Top 5 U.S. cities luring service jobs back home

Large companies like Verizon (VZ) are involved in a growing trend to bring at least some portion of their global business services back to the U.S. The reason: American cities are becoming lower-cost places to do business, at least for certain types of services. These are among the findings of a new report from strategy and operations consultancy Hackett Group, which ranked American cities accoriding to their attractiveness to companies.

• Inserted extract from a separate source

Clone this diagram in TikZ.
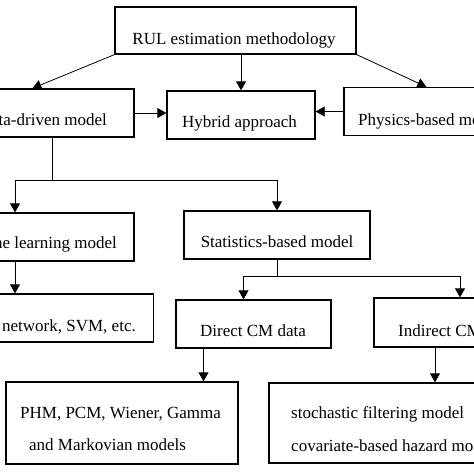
\documentclass[tikz,border=0pt]{standalone}
\usepackage{fontspec}
\setmainfont{Liberation Serif}
\usetikzlibrary{arrows.meta,calc}
\tikzset{
  box/.style={draw, line width=1.3pt, inner sep=0pt},
  txt/.style={inner sep=0pt, font=\fontsize{17}{20}\selectfont},
  conn/.style={line width=0.8pt},
  arr/.style={conn, -{Triangle[width=10pt,length=9pt]}}
}
\begin{document}
\begin{tikzpicture}[x=1pt,y=-1pt]
\useasboundingbox (0,0) rectangle (474,474);
\clip (0,0) rectangle (474,474);
% boxes
\node[box, minimum width=241pt, minimum height=47pt] (top) at (235.5,30.5) {};
\node[box, minimum width=164pt, minimum height=48pt] (dd) at (52,113) {};
\node[box, minimum width=148pt, minimum height=48pt] (hyb) at (241,115) {};
\node[box, minimum width=180pt, minimum height=48pt] (phys) at (434,111.5) {};
\node[box, minimum width=238pt, minimum height=48pt] (ml) at (15,237) {};
\node[box, minimum width=186pt, minimum height=48pt] (stats) at (277,235) {};
\node[box, minimum width=278pt, minimum height=48pt] (nn) at (14.5,318) {};
\node[box, minimum width=155pt, minimum height=48pt] (direct) at (253.5,324) {};
\node[box, minimum width=172pt, minimum height=49pt] (indirect) at (460,322.5) {};
\node[box, minimum width=232pt, minimum height=82pt] (phm) at (122,423) {};
\node[box, minimum width=300pt, minimum height=80pt] (stoch) at (419,423) {};
% texts
\node[txt, anchor=base] (topt) at (234,44) {RUL estimation methodology};
\node[txt, anchor=base east] (ddt) at (107,125) {Data-driven model};
\node[txt, anchor=base] (hybt) at (239.5,127.5) {Hybrid approach};
\node[txt, anchor=base west] (physt) at (358,125) {Physics-based model};
\node[txt, anchor=base east] (mlt) at (117,248) {Machine learning model};
\node[txt, anchor=base] (statst) at (277,247) {Statistics-based model};
\node[txt, anchor=base east] (nnt) at (136,331.5) {Neural network, SVM, etc.};
\node[txt, anchor=base] (directt) at (253,336.5) {Direct CM data};
\node[txt, anchor=base west] (indirectt) at (398,336) {Indirect CM data};
\node[txt, anchor=base west] (phma) at (20,418) {PHM, PCM, Wiener, Gamma};
\node[txt, anchor=base west] (phmb) at (29,450.5) {and Markovian models};
\node[txt, anchor=base west] (stocha) at (291,418) {stochastic filtering model};
\node[txt, anchor=base west] (stochb) at (291,451) {covariate-based hazard model};
% connectors
\draw[arr] (top.south west) -- ($(dd.north west)+(63,0)$);
\draw[arr] (top.south -| hyb.north) -- (hyb.north);
\draw[arr] (top.south east) -- ($(phys.north west)+(83,0)$);
\draw[arr] (dd.east) -- (dd.east -| hyb.west);
\draw[arr] (phys.west) -- (phys.west -| hyb.east);
\coordinate (b1) at ($(dd.south)+(0,43)$);
\draw[conn] (dd.south) -- (b1);
\draw[arr] (b1) -| (ml.north);
\draw[arr] (b1) -| (stats.north);
\draw[arr] (ml.south) -- (ml.south |- nn.north);
\coordinate (b2) at ($(stats.south)+(0,17)$);
\coordinate (dn) at ($(direct.north)+(-10,0)$);
\draw[conn] (stats.south) -- (b2);
\draw[arr] (b2) -| (dn);
\draw[arr] (b2) -| (indirect.north);
\coordinate (ds) at ($(direct.south)+(-50,0)$);
\coordinate (is) at ($(indirect.south)+(-25,0)$);
\draw[arr] (ds) -- (ds |- phm.north);
\draw[arr] (is) -- (is |- stoch.north);
\end{tikzpicture}
\end{document}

Here are the top five domestic locations:

  • Syracuse, N.Y.
  • Jacksonville, Florida
  • Tampa, Florida
  • Lansing, Michigan
  • Grand Rapids, Michigan

Companies have moved services such as administration, human resources and accounting to overseas locations for decades to form centers that could serve all their operations across the globe. Sometimes the services were outsourced to third parties, while other times companies developed their own specialized operations in another country.

For example, Verizon wanted to consolidate 1,500 finance operations workers from 300 locations. Rather than move them to India or Eastern Europe, the company built two service centers in Lake Mary, Florida, and Tulsa, Oklahoma. Hackett Group spoke with nearly a dozen additional large companies about how they've built or expanded domestic service centers rather than shipping more work overseas.

"In some cases, people have already placed their bets 15, 20 years ago, so it's not necessarily a matter of I'm going to unearth everything I did in Poland or India," report co-author Jim O'Connor, a Hackett principal and global finance executive advisory practice leader, told CBS MoneyWatch.

Operating costs were a major consideration because lower labor rates in other parts of the world allowed significantly lower expenses. But companies have other considerations, like the quality of service or necessary levels of expertise.

"What's your reason for [creating a services center]?" said O'Connor. "Is it highly service-oriented, or is it a pure cost play? Business knowledge, the language, cultural [understanding] ... can all be important."

A combination of such factors as rising wages and job turnover overseas, domestic proximity to expertise, lower office rent and telecom costs, and local tax incentives have reduced the economic advantage that shifting jobs to other countries once enjoyed. In a growing number of cases, the advantage of proximity to customers, having services in the same time zone as company departments or retaining business knowledge locally were more important than the money that could still be saved.

Hackett has previously predicted a shift of manufacturing jobs back to the U.S. because of the diminishing cost advantage in countries like China.